Regarding cats' swatting at bulletins, and the terrible noises they make, I again confirm how perceptive you are. You employ the phrase "extreme hatred", and that gets it exactly. Cats hate our freedom. Theologically, this is due to the fact that your literacy — your understanding of many written words and your correspondingly greater participation in the divine Word — entails a greater similitude to the infinite, incomprehensible and utterly unconstrained majesty of divine omnipotence, which is unlimited everywhere and divided nowhere. Cats, pathetic vis-à-vis both literacy and power, are pathetically if understandably resentful. At the liturgy, while others are glorifying the Father and the Son and the Holy Spirit by both their being and their willing, cats glorify the Holy Trinity with their being or existence only — and certainly unwillingly. Cats, as near as I can tell, labor tirelessly to attract to themselves the glory that rightly belongs to the Lord. Their pathos is their utter lack of even false humility. They are fittingly compared to black holes by many spiritual people, and justly likened to Lucifer by the truly wise.

At this point in your question you admirably confess, "We're not sure how to approach the situation though. Should we have an individual first go talk with said feline? Then a group? Then bring it before the church?"

Absolutely. Matthew 18:15-20 is the way to go in these situations, as we are there taught by our incarnate Lord the righteous manner of binding and loosing all erring mammals. Verses 21-22, in contrast, evidently depict our Lord considering humans rather than cats, while verses 23-35 depict vividly, through the figure of a wicked servant, how things would be if cats were in charge.

Exercise discernment when deciding who should first go and speak to the cat. In these situations, one often feels conflicted between being welcoming and confidently enforcing proper boundaries and appropriate behavior in church. That is entirely understandable. It may be tempting to just conclude that the unenviable task falls somewhere within the always shifting, ever amorphous, and finally utterly ambiguous purview of the Senior Pastor's job description. But consider: Your Senior Pastor could swiftly lose face in the humiliating condescension of addressing a cat in a matter of church discipline. After all, the cat's intelligent communication skills are nil, even compared to your Senior Pastor's. And if your Senior Pastor is unsuccessful, many will rightly wonder: "Has United Methodist church order broken down entirely?" On the other hand, your Youth Pastor, if your church is fortunate enough to be able to afford one of these (and what church can't afford to pay someone practically nothing?), is in all likelihood the way to go. If cats don't qualify as youth for discipline purposes, I don't know who should.

Even so, let us be candid: Is your Youth Pastor a bit weak? I can only say that I have never known a church that did not have at least one member of the Trustees or Finance Committee — as often as not the same person — capable of erring decisively on the side of enforcing appropriate standards of behavior. Problem solved.

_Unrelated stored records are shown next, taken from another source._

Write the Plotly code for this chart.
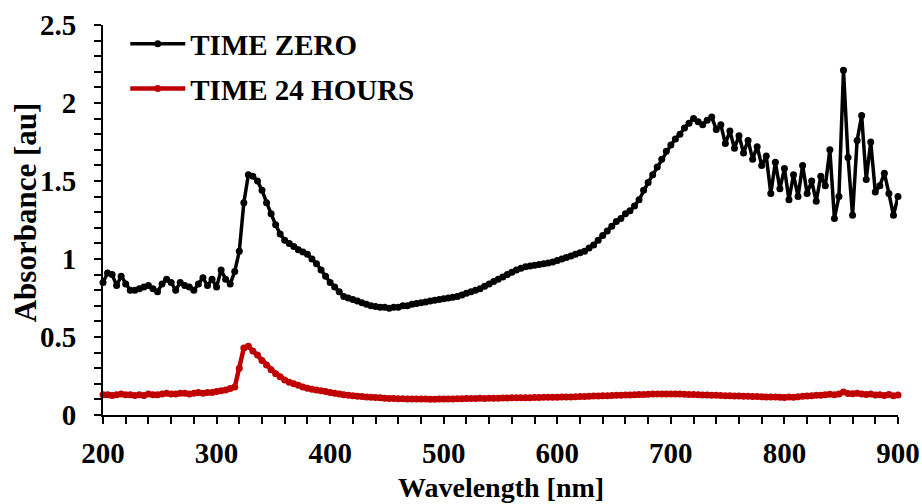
import plotly.graph_objects as go

wavelength = list(range(200, 901, 4))

time_zero = [
    0.85, 0.91, 0.90, 0.83, 0.89, 0.84, 0.80, 0.80, 0.81, 0.82,
    0.83, 0.81, 0.79, 0.84, 0.87, 0.85, 0.80, 0.85, 0.83, 0.82,
    0.80, 0.84, 0.88, 0.83, 0.87, 0.82, 0.93, 0.87, 0.84, 0.92,
    1.05, 1.36, 1.54, 1.53, 1.50, 1.44, 1.36, 1.29, 1.22, 1.16,
    1.12, 1.10, 1.08, 1.06, 1.045, 1.03, 1.00, 0.97, 0.93, 0.89,
    0.85, 0.82, 0.79, 0.76, 0.75, 0.74, 0.73, 0.72, 0.71, 0.70,
    0.695, 0.69, 0.69, 0.685, 0.69, 0.69, 0.70, 0.70, 0.71, 0.715,
    0.72, 0.725, 0.73, 0.735, 0.74, 0.745, 0.75, 0.755, 0.76, 0.77,
    0.78, 0.79, 0.80, 0.81, 0.825, 0.84, 0.855, 0.87, 0.885, 0.90,
    0.915, 0.93, 0.94, 0.95, 0.955, 0.96, 0.965, 0.97, 0.975, 0.98,
    0.99, 1.00, 1.01, 1.02, 1.03, 1.04, 1.05, 1.07, 1.09, 1.12,
    1.15, 1.18, 1.21, 1.24, 1.26, 1.29, 1.31, 1.34, 1.38, 1.44,
    1.49, 1.54, 1.59, 1.64, 1.69, 1.73, 1.77, 1.80, 1.84, 1.87,
    1.90, 1.88, 1.86, 1.89, 1.91,
    1.83, 1.86, 1.74, 1.82, 1.71, 1.79, 1.68, 1.76, 1.64, 1.72,
    1.60, 1.66, 1.42, 1.62, 1.45, 1.58, 1.38, 1.54, 1.40, 1.60,
    1.42, 1.50, 1.37, 1.53, 1.47, 1.70, 1.26, 1.40, 2.21, 1.65,
    1.28, 1.76, 1.92, 1.51, 1.75, 1.43, 1.47, 1.55, 1.42, 1.28,
    1.40,
]

time_24h = [
    0.13, 0.13, 0.125, 0.13, 0.135, 0.13, 0.13, 0.125, 0.13, 0.125,
    0.135, 0.13, 0.13, 0.135, 0.14, 0.135, 0.135, 0.14, 0.14, 0.135,
    0.14, 0.145, 0.14, 0.145, 0.145, 0.15, 0.155, 0.16, 0.17, 0.18,
    0.30, 0.43, 0.44, 0.41, 0.385, 0.35, 0.32, 0.29, 0.265, 0.245,
    0.225, 0.21, 0.20, 0.19, 0.18, 0.172, 0.165, 0.16, 0.155, 0.15,
    0.145, 0.14, 0.135, 0.13, 0.127, 0.124, 0.12, 0.118, 0.116, 0.114,
    0.112, 0.11, 0.108, 0.106, 0.105, 0.104, 0.104, 0.103, 0.103, 0.102,
    0.102, 0.102, 0.101, 0.101, 0.102, 0.102, 0.103, 0.103, 0.104, 0.104,
    0.105, 0.105, 0.106, 0.108, 0.106, 0.107, 0.108, 0.108, 0.109, 0.109,
    0.11, 0.11, 0.11, 0.111, 0.111, 0.112, 0.112, 0.113, 0.113, 0.114,
    0.114, 0.115, 0.115, 0.116, 0.117, 0.118, 0.119, 0.12, 0.121, 0.122,
    0.123, 0.124, 0.125, 0.126, 0.127, 0.128, 0.129, 0.13, 0.131, 0.132,
    0.133, 0.134, 0.135, 0.134, 0.135, 0.135, 0.134, 0.134, 0.133, 0.132,
    0.131, 0.13, 0.129, 0.128, 0.127,
    0.126, 0.125, 0.124, 0.123, 0.122, 0.121, 0.12, 0.12, 0.119, 0.118,
    0.117, 0.116, 0.115, 0.115, 0.114, 0.112, 0.115, 0.114, 0.117, 0.12,
    0.122, 0.124, 0.126, 0.127, 0.13, 0.133, 0.13, 0.135, 0.148, 0.138,
    0.136, 0.14, 0.135, 0.132, 0.135, 0.128, 0.13, 0.125, 0.132, 0.124,
    0.128,
]

series_names = ["TIME ZERO", "TIME 24 HOURS"]
series_colors = ["#000000", "#C00000"]
line_widths = [3.5, 4.5]
marker_sizes = [7, 7]

FONT = "Liberation Serif"

fig = go.Figure()
for name, ys, col, lw, ms, grp in zip(series_names, [time_zero, time_24h], series_colors,
                                       line_widths, marker_sizes, ["a", "b"]):
    fig.add_trace(go.Scatter(
        x=wavelength, y=ys, name=name, mode="lines+markers",
        line=dict(color=col, width=lw),
        marker=dict(color=col, size=ms, symbol="circle"),
        legendgroup=grp, cliponaxis=False,
    ))

axis_common = dict(
    showgrid=False, zeroline=False, showline=True, linecolor="black", linewidth=2,
    ticks="outside", ticklen=7, tickwidth=2, tickcolor="black", automargin=False,
    tickfont=dict(family=FONT, size=29, color="black", weight="bold"),
)

fig.update_xaxes(
    range=[200, 900], tickvals=[200, 300, 400, 500, 600, 700, 800, 900],
    minor=dict(dtick=20, ticks="outside", ticklen=7, tickwidth=2, tickcolor="black", showgrid=False),
    ticklabelstandoff=4,
    **axis_common,
)
fig.update_yaxes(
    range=[0, 2.5], tickvals=[0, 0.5, 1, 1.5, 2, 2.5], ticktext=["0", "0.5", "1", "1.5", "2", "2.5"],
    minor=dict(dtick=0.1, ticks="outside", ticklen=7, tickwidth=2, tickcolor="black", showgrid=False),
    ticklabelstandoff=12,
    **axis_common,
)

fig.update_layout(
    width=922, height=504,
    margin=dict(l=103, r=24, t=25, b=89),
    plot_bgcolor="white", paper_bgcolor="white",
    font=dict(family=FONT, color="black"),
    showlegend=True,
    legend=dict(
        x=0.028, y=1.017, xanchor="left", yanchor="top",
        font=dict(family=FONT, size=29, color="black", weight="bold"),
        itemwidth=55, tracegroupgap=4, bgcolor="rgba(0,0,0,0)",
    ),
    annotations=[
        dict(text="<b>Wavelength [nm]</b>", xref="paper", yref="paper", x=0.5, y=-0.185,
             xanchor="center", yanchor="middle", showarrow=False,
             font=dict(family=FONT, size=28, color="black")),
        dict(text="<b>Absorbance [au]</b>", xref="paper", yref="paper", x=-0.098, y=0.52,
             xanchor="center", yanchor="middle", showarrow=False, textangle=-90,
             font=dict(family=FONT, size=31, color="black")),
    ],
)

fig.write_html("out.html")
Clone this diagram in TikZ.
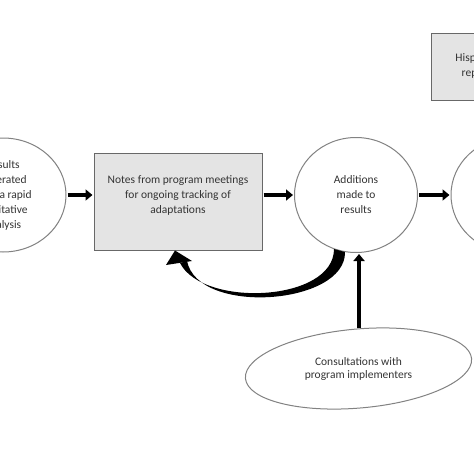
\documentclass[tikz,border=0pt]{standalone}
\usepackage{fontspec}
\setmainfont{Carlito}
\usetikzlibrary{arrows.meta,shapes.geometric,calc}
\definecolor{boxgray}{RGB}{228,228,228}
\definecolor{linegray}{RGB}{130,130,130}
\definecolor{textgray}{RGB}{52,52,52}
\tikzset{
  stage/.style={ellipse, draw=linegray, line width=1pt, fill=white, inner sep=0pt},
  notebox/.style={rectangle, draw=linegray!80!black, line width=1pt, fill=boxgray, inner sep=0pt},
  txt/.style={text=textgray, align=center, font=\fontsize{11.5}{15}\selectfont},
  flow/.style={line width=4pt, -{Triangle[length=7pt,width=11pt]}, shorten <=1pt, shorten >=1pt}
}
\begin{document}
\begin{tikzpicture}[x=1pt,y=-1pt]
\useasboundingbox (0,0) rectangle (474,474);
\node [stage, minimum width=126pt, minimum height=114pt] (res) at (3,195) {};
\node [txt] (res text) at (res.center) {Results\\generated\\from a rapid\\qualitative\\analysis};
\node [notebox, minimum width=168pt, minimum height=97pt] (notes) at (178,201.5) {};
\node [txt] (notes text) at (178,195) {Notes from program meetings\\for ongoing tracking of\\adaptations};
\node [stage, txt, minimum width=123pt, minimum height=115pt] (add) at (356,195) {Additions\\made to\\results};
\node [stage, minimum width=122pt, minimum height=115pt] (next) at (512,195) {};
\node [notebox, minimum width=176pt, minimum height=67pt] (hisp) at (519,66.5) {};
\node [txt] (hisp text) at (515,66) {Hispanic health promoter\\reports on adaptations};
\node [stage, minimum width=227pt, minimum height=79pt, rotate=5] (cons) at (358.5,368.5) {};
\node [txt, font=\fontsize{11.5}{13}\selectfont] (cons text) at (cons.center) {Consultations with\\program implementers};

\draw [flow] (res.east) -- (res.east -| notes.west);
\draw [flow] (notes.east |- add.west) -- (add.west);
\draw [flow] (add.east) -- (next.west);
\coordinate (up) at ([xshift=4pt]cons.north);
\draw [flow] (up) -- (up |- add.south);

\fill ($(add.south)+(-11,-1)$) .. controls (346,305) and (198,316) .. (187,261)
  -- (180,263) .. controls (203,308) and (334,302) .. ($(add.south)+(-22,-4)$) -- cycle;
\fill ($(notes.south)+(-3,0)$) -- (166,265) -- (192,261) -- cycle;
\end{tikzpicture}
\end{document}
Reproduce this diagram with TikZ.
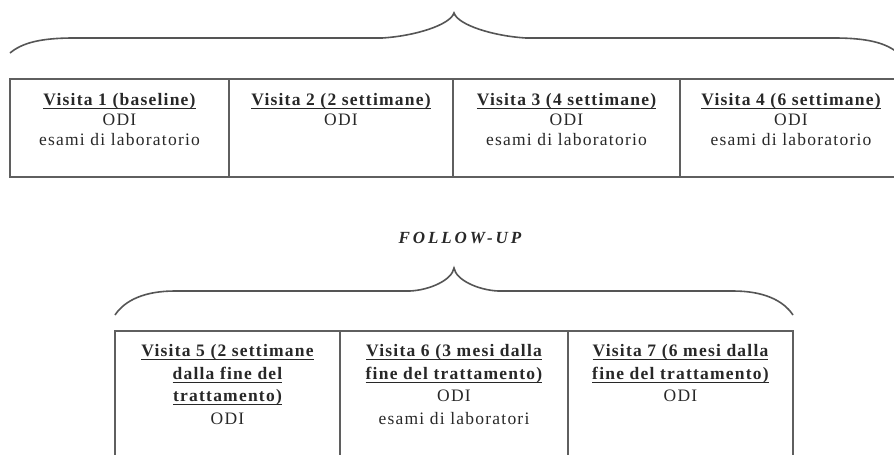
\documentclass[tikz,border=0pt]{standalone}
\usepackage{fontspec}
\setmainfont{Liberation Serif}[LetterSpace=7]
\newcommand\myul[1]{\setbox0\hbox{#1}\rlap{\rule[-3.6pt]{\wd0}{1.3pt}}\box0}
\definecolor{linegray}{RGB}{95,95,95}
\definecolor{bracegray}{RGB}{85,85,85}
\definecolor{txt}{RGB}{40,40,40}
\begin{document}
\begin{tikzpicture}[x=1pt,y=-1pt,
  frame/.style={draw=linegray, line width=1.4pt},
  brace/.style={draw=bracegray, line width=1.6pt},
  cell/.style={anchor=north, inner sep=0pt, align=center, text=txt,
    font=\fontsize{17.5}{20}\selectfont},
  cellb/.style={cell, font=\fontsize{17.5}{22.5}\selectfont}]
\useasboundingbox (0,0) rectangle (894,455);
\clip (0,0) rectangle (894,455);
\fill[white] (0,0) rectangle (894,455);

% top brace
\draw[brace] (10,53) .. controls (22,43) and (40,38) .. (74,38) -- (382,38)
  .. controls (415,36) and (450,25) .. (454,13)
  .. controls (458,25) and (493,36) .. (526,38) -- (834,38)
  .. controls (868,38) and (886,43) .. (898,53);

% top table
\draw[frame] (10,79) rectangle (902,177);
\draw[frame] (229,79) -- (229,177);
\draw[frame] (453,79) -- (453,177);
\draw[frame] (680,79) -- (680,177);

\node[cell] (v1) at (119.5,93) {\myul{\bfseries Visita 1 (baseline)}\\ODI\\esami di laboratorio};
\node[cell] (v2) at (341,93) {\myul{\bfseries Visita 2 (2 settimane)}\\ODI};
\node[cell] (v3) at (566.5,93) {\myul{\bfseries Visita 3 (4 settimane)}\\ODI\\esami di laboratorio};
\node[cell] (v4) at (791,93) {\myul{\bfseries Visita 4 (6 settimane)}\\ODI\\esami di laboratorio};

% follow-up label
\node[text=txt, font=\fontsize{17}{18}\selectfont\bfseries\itshape\addfontfeatures{LetterSpace=17}] (fu) at (460,238) {FOLLOW-UP};

% bottom brace
\draw[brace] (115,315) .. controls (125,300) and (145,291) .. (175,291) -- (410,291)
  .. controls (430,290) and (452,280) .. (454,268)
  .. controls (456,280) and (478,290) .. (498,291) -- (733,291)
  .. controls (763,291) and (783,300) .. (793,315);

% bottom table
\draw[frame] (115,331) rectangle (793,480);
\draw[frame] (340,331) -- (340,480);
\draw[frame] (568,331) -- (568,480);

\node[cellb] (v5) at (227.5,344.5) {\myul{\bfseries Visita 5 (2 settimane}\\\myul{\bfseries dalla fine del}\\\myul{\bfseries trattamento)}\\ODI};
\node[cellb] (v6) at (454,344.5) {\myul{\bfseries Visita 6 (3 mesi dalla}\\\myul{\bfseries fine del trattamento)}\\ODI\\esami di laboratori};
\node[cellb] (v7) at (680.5,344.5) {\myul{\bfseries Visita 7 (6 mesi dalla}\\\myul{\bfseries fine del trattamento)}\\ODI};
\end{tikzpicture}
\end{document}
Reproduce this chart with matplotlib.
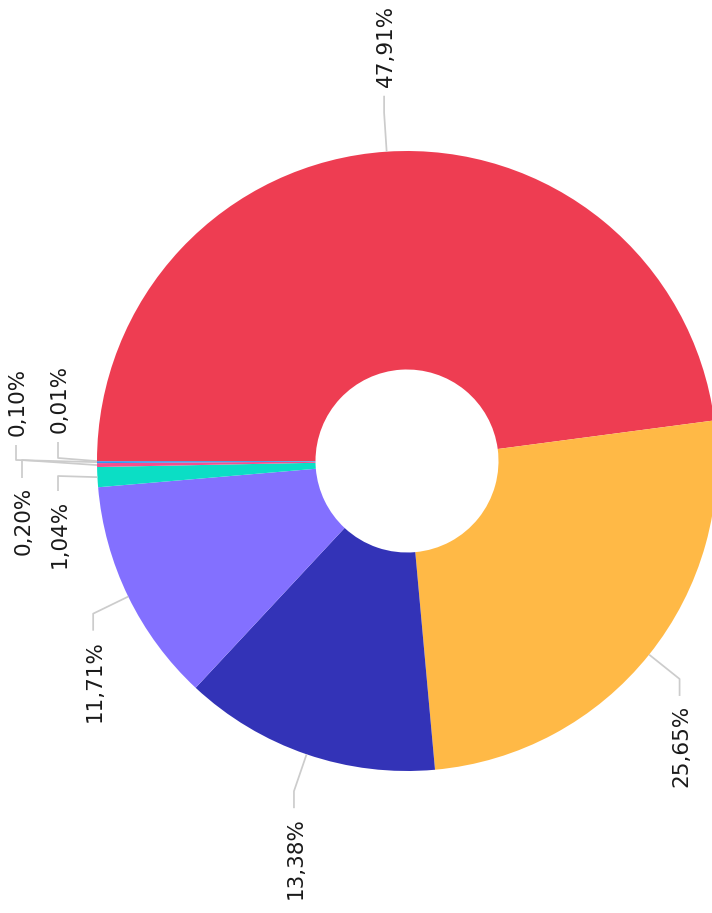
import numpy as np
import matplotlib.pyplot as plt

# slice values (percent) and their labels, clockwise from 9 o'clock
values = [47.91, 25.65, 13.38, 11.71, 1.04, 0.20, 0.10, 0.01]
labels = ['47,91%', '25,65%', '13,38%', '11,71%', '1,04%', '0,20%', '0,10%', '0,01%']
colors = ['#EE3D52', '#FFB946', '#3333B7', '#8370FF', '#0BDEC5', '#F54E8E', '#2D9BF0', '#9B59B6']

W, H = 712, 913
fig = plt.figure(figsize=(W / 100, H / 100), dpi=100)
ax = fig.add_axes([0, 0, 1, 1])

# geometry in pixels (y measured upward)
cx, cy = 407, H - 461
R, r_in = 310, 91.5
seg1, seg2, gap = 39, 17, 9

wedges, _ = ax.pie(values, colors=colors, startangle=180, counterclock=False,
                   center=(cx, cy), radius=R, frame=True,
                   wedgeprops=dict(width=R - r_in, linewidth=0))

# crowded small slices: elbow offsets from the centre and vertical leg (+ up / - down)
manual = {
    '1,04%': (-349, -15, -15),
    '0,20%': (-385, 1, -18),
    '0,10%': (-391, 1, 15),
    '0,01%': (-349, 3, 16),
}

line_kw = dict(color='#cccccc', lw=1.25, solid_capstyle='butt', zorder=1)
for w, lab in zip(wedges, labels):
    th = np.deg2rad((w.theta1 + w.theta2) / 2)
    u = np.array([np.cos(th), np.sin(th)])
    p0 = np.array([cx, cy]) + R * u
    if lab in manual:
        dx, dy, leg = manual[lab]
        p1 = np.array([cx + dx, cy + dy])
    else:
        p1 = np.array([cx, cy]) + (R + seg1) * u
        leg = seg2 if u[1] > 0 else -seg2
    p2 = p1 + np.array([0, leg])
    ax.plot([p0[0], p1[0], p2[0]], [p0[1], p1[1], p2[1]], **line_kw)
    up = leg > 0
    ty = p2[1] + (gap if up else -gap)
    ax.text(p2[0] + 2, ty, lab, rotation=90, rotation_mode='anchor',
            ha='left' if up else 'right', va='center',
            fontsize=15.5, color='#1a1a1a')

ax.set_xlim(0, W)
ax.set_ylim(0, H)
ax.set_aspect('equal')
ax.axis('off')

fig.savefig('out.png', dpi=100)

Or, almost always. Yet if it turns out that you are faced with one of those discomfiting circumstances where the cat inexplicably persists in lap-sitting or bulletin-swatting, a stronger form of binding and loosing may be warranted. I tell you this in a bated whisper, in the proverbial dead of night, and with many and strong reservations. But tell you I do. Bind the cat with duct tape, and loose it in the Gulf of Mexico. There is a nice place in Corpus Christi, down a bit from the American Banking Center, N. Shoreline Blvd. Of course, I personally find this resolution repulsive. I am, after all, mostly vegetarian.

Thank you again for your excellent question Laodocean Luke. I must break off and go pray Vespers.